Sholat bukan hanya penenang; ia adalah penguat, penyembuh, dan jalan keluar. Di dalamnya ada ruang untuk menangis, untuk mengadu, untuk meminta, dan untuk mengosongkan hati yang penuh beban. Setiap gerakan, setiap ayat, adalah seperti kata-kata dari langit yang menyusun ulang jiwa kita yang mulai retak.
Dan, mungkin bukan kekuatan kita sendiri yag membuat kita masih bisa berdiri hari ini, tapi karena di satu titik sujud kita.
Referensi:
- Everyday Health. (2023, November 8). What Are Affirmations? Retrieved from https://www.everydayhealth.com/emotional-health/what-are-affirmations/
- Setyaputra, M. G., Sebayang, S. M., & Ningrum, E. W. (2023). Hubungan Religious Coping dengan Resiliensi pada Pasien Stroke di Wilayah Kerja Puskesmas Purwokerto Selatan. Jurnal Sehat Mandiri, 18(1), 12-22.

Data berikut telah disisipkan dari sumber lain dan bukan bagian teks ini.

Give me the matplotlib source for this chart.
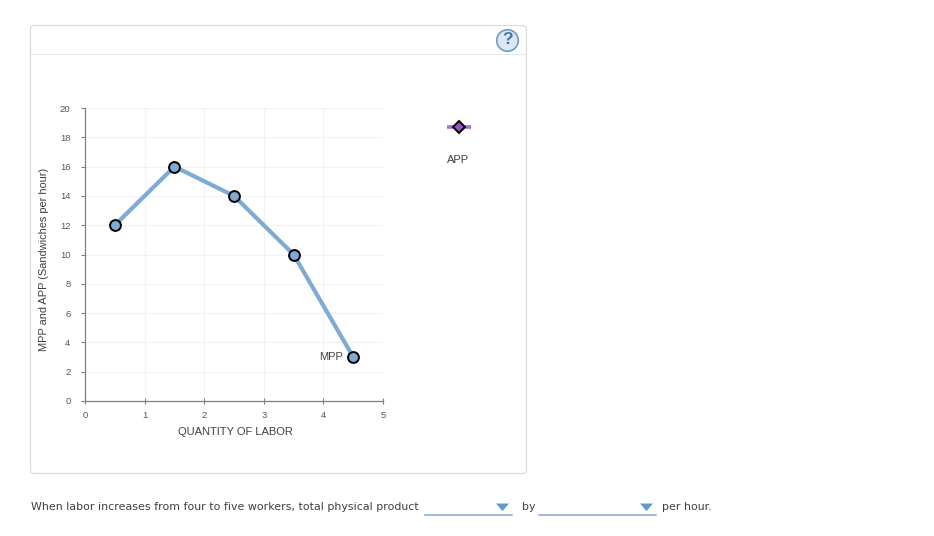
"""MPP / APP labor graph with the question text underneath."""

import matplotlib

matplotlib.use("Agg")
import matplotlib.pyplot as plt
from matplotlib.patches import FancyBboxPatch, Polygon

labor = [0.5, 1.5, 2.5, 3.5, 4.5]
mpp = [12, 16, 14, 10, 3]
x_ticks = [0, 1, 2, 3, 4, 5]
y_ticks = [0, 2, 4, 6, 8, 10, 12, 14, 16, 18, 20]

W, H = 934, 536
BLUE = "#7eaad4"
TICK = "#808080"
TEXT = "#404040"

plt.rcParams["font.family"] = ["Liberation Sans", "DejaVu Sans"]

fig = plt.figure(figsize=(W / 100, H / 100), dpi=100)

# page layer in pixel coordinates, y pointing down
page = fig.add_axes([0, 0, 1, 1])
page.set_xlim(0, W)
page.set_ylim(H, 0)
page.axis("off")

page.add_patch(FancyBboxPatch((30.5, 25.5), 496, 448, boxstyle="round,pad=0,rounding_size=4",
                              fc="white", ec="#d9d9d9", lw=0.8))
page.plot([31, 526], [53.5, 53.5], color="#e8e8e8", lw=0.8)

# help icon
page.plot([507], [39.5], "o", ms=15.5, mfc="#dbe7f3", mec="#6f9cc4", mew=1.2)
page.text(507, 39.8, "?", ha="center", va="center", fontsize=12.5, fontweight="bold", color="#3f74a6")

# legend sample for APP
page.plot([447, 471], [126.5, 126.5], color="#aa6fd2", lw=2.6, solid_capstyle="butt")
page.plot([458.5], [126.5], "D", ms=5.8, mfc="#9a50c8", mec="black", mew=1.4)
page.text(458.5, 160, "APP", ha="center", va="center", fontsize=8, color=TEXT)

# question line
qfont = dict(family="DejaVu Sans", fontsize=7.95, color=TEXT, va="center")
page.text(31, 507.5, "When labor increases from four to five workers, total physical product", ha="left", **qfont)
page.text(522, 507.5, "by", ha="left", **qfont)
page.text(662, 507.5, "per hour.", ha="left", **qfont)
for x0, x1 in [(425, 512), (539, 656)]:
    page.plot([x0, x1], [514.5, 514.5], color="#7eaad4", lw=1.1)
    page.add_patch(Polygon([[x1 - 16, 503.5], [x1 - 3, 503.5], [x1 - 9.5, 511]], fc="#5b9bd0", ec="none"))

# the graph itself
left, right, top, bottom = 85.0, 383.0, 108.0, 401.0
ax = fig.add_axes([left / W, 1 - bottom / H, (right - left) / W, (bottom - top) / H])
ax.patch.set_alpha(0)
ax.set_xlim(0, 5)
ax.set_ylim(0, 20)
ax.set_xticks(x_ticks)
ax.set_yticks(y_ticks)
ax.grid(color="#f2f2f2", lw=0.8)
ax.set_axisbelow(True)
for s in ("top", "right"):
    ax.spines[s].set_visible(False)
for s in ("left", "bottom"):
    ax.spines[s].set_color(TICK)
    ax.spines[s].set_linewidth(0.9)
ax.tick_params(axis="y", direction="out", length=2.8, width=0.8, color=TICK, labelsize=6.8, labelcolor="#555555", pad=7.6)
ax.tick_params(axis="x", direction="inout", length=4.5, width=0.8, color=TICK, labelsize=6.8, labelcolor="#555555", pad=5)

ax.plot(labor, mpp, color=BLUE, lw=3, marker="o", ms=7.8, mfc=BLUE, mec="black", mew=1.4,
        solid_capstyle="butt", clip_on=False, zorder=3)
ax.annotate("MPP", (labor[-1], mpp[-1]), xytext=(-10, 0), textcoords="offset pixels",
            ha="right", va="center", fontsize=8, color=TEXT)

page.text(235, 432, "QUANTITY OF LABOR", ha="center", va="center", fontsize=8, color=TEXT)
page.text(44.5, 259, "MPP and APP (Sandwiches per hour)", ha="center", va="center", rotation=90,
          fontsize=7.9, color=TEXT)

fig.savefig("out.png", dpi=100)
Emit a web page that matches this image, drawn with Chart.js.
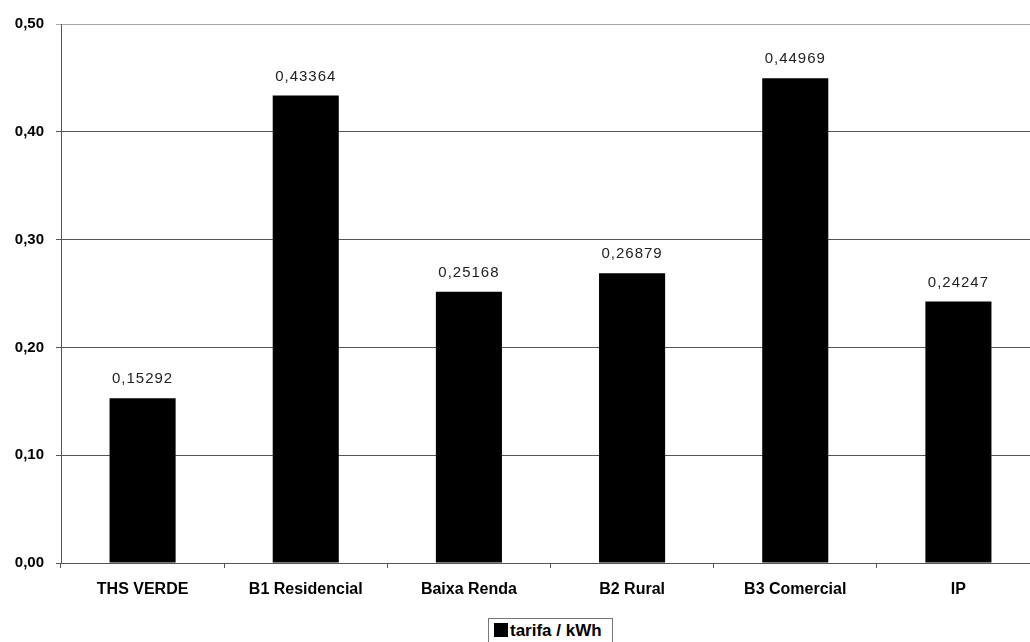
<!DOCTYPE html>
<html>
<head>
<meta charset="utf-8">
<script src="https://cdn.jsdelivr.net/npm/chart.js@4/dist/chart.umd.min.js"></script>
<style>
html,body{margin:0;padding:0;background:#fff;overflow:hidden;width:1030px;height:642px;}
#wrap{position:absolute;left:0;top:0;width:1040px;height:600px;}
#legend{position:absolute;left:488px;top:618px;width:125px;height:26px;border:1px solid #777;padding:0 0 0 5px;font:bold 17px "Liberation Sans",Arial,sans-serif;line-height:23px;color:#000;white-space:nowrap;box-sizing:border-box;}
#legend span.sw{display:inline-block;width:14px;height:14px;background:#000;margin-right:2px;vertical-align:-1px;}
</style>
</head>
<body>
<div id="wrap"><canvas id="c"></canvas></div>
<div id="legend"><span class="sw"></span>tarifa / kWh</div>
<script>
const categories = ["THS VERDE", "B1 Residencial", "Baixa Renda", "B2 Rural", "B3 Comercial", "IP"];
const seriesName = "tarifa / kWh";
const values = [0.15292, 0.43364, 0.25168, 0.26879, 0.44969, 0.24247];
const yTicks = [0, 0.1, 0.2, 0.3, 0.4, 0.5];

const fmt = (v, d) => v.toFixed(d).replace('.', ',');

const labelPlugin = {
  id: 'valueLabels',
  afterDatasetsDraw(chart) {
    const ctx = chart.ctx;
    ctx.save();
    ctx.font = '15px "Liberation Sans", Arial, sans-serif';
    ctx.letterSpacing = '1px';
    ctx.fillStyle = '#222';
    ctx.textAlign = 'center';
    ctx.textBaseline = 'middle';
    chart.getDatasetMeta(0).data.forEach((bar, i) => {
      ctx.fillText(fmt(values[i], 5), bar.x, bar.y - 19);
    });
    ctx.letterSpacing = '0px';
    ctx.restore();
  }
};

new Chart(document.getElementById('c'), {
  type: 'bar',
  data: {
    labels: categories,
    datasets: [{
      label: seriesName,
      data: values,
      backgroundColor: '#000',
      borderWidth: 0,
      categoryPercentage: 1,
      barPercentage: 0.405
    }]
  },
  options: {
    responsive: true,
    maintainAspectRatio: false,
    animation: false,
    layout: { padding: { top: 24, right: 0, left: 0, bottom: 0 } },
    plugins: { legend: { display: false }, tooltip: { enabled: false } },
    scales: {
      x: {
        grid: { display: true, drawOnChartArea: false, drawTicks: true, tickLength: 5, color: '#555', offset: true },
        border: { color: '#555', width: 1 },
        ticks: { color: '#000', padding: 12, font: { family: '"Liberation Sans", Arial, sans-serif', size: 16, weight: 'bold' }, maxRotation: 0 },
        afterFit(s) { s.height = 37; }
      },
      y: {
        min: 0, max: 0.5,
        afterBuildTicks(s) { s.ticks = yTicks.map(v => ({ value: v })); },
        grid: {
          drawTicks: true, tickLength: 5,
          color: (c) => (c.tick && Math.abs(c.tick.value - 0.5) < 1e-9) ? '#aaa' : '#555',
          lineWidth: 1
        },
        border: { color: '#555', width: 1 },
        ticks: {
          color: '#000', padding: 12,
          font: { family: '"Liberation Sans", Arial, sans-serif', size: 15, weight: 'bold' },
          callback: (v) => fmt(v, 2)
        },
        afterFit(s) { s.width = 61; }
      }
    }
  },
  plugins: [labelPlugin]
});
</script>
</body>
</html>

- UIN Syarif Hidayatullah Jakarta. (2021, Juni 1). Prof. Huzaemah: Shalat Membuat Hidup Menjadi Tenang. Retrieved from https://www.uinjkt.ac.id/id/prof-huzaemah-shalat-membuat-hidup-menjadi-tenang/
- Universitas Kristen Krida Wacana. (2022, September 22). Riset Bidang Cognitive Performance di Sektor Pribadi, Industri, dan Jasa Sesuai Ritme Sirkadian Indonesia. Retrieved from https://ukrida.ac.id/news/2796/riset-bidang-cognitive-performance-di-sektor-pribadi-industri-dan-jasa-sesuai-ritme-sirkadian-indonesia
- Utama, R. A. N. A., Oktarlina, R. Z., & Oktafany, O. (2022). Pemanfaatan Gerakan Salat Sebagai Upaya Mencegah dan Mengatasi Hipertensi. Medical Profession Journal of Lampung, 12(1), 9-13.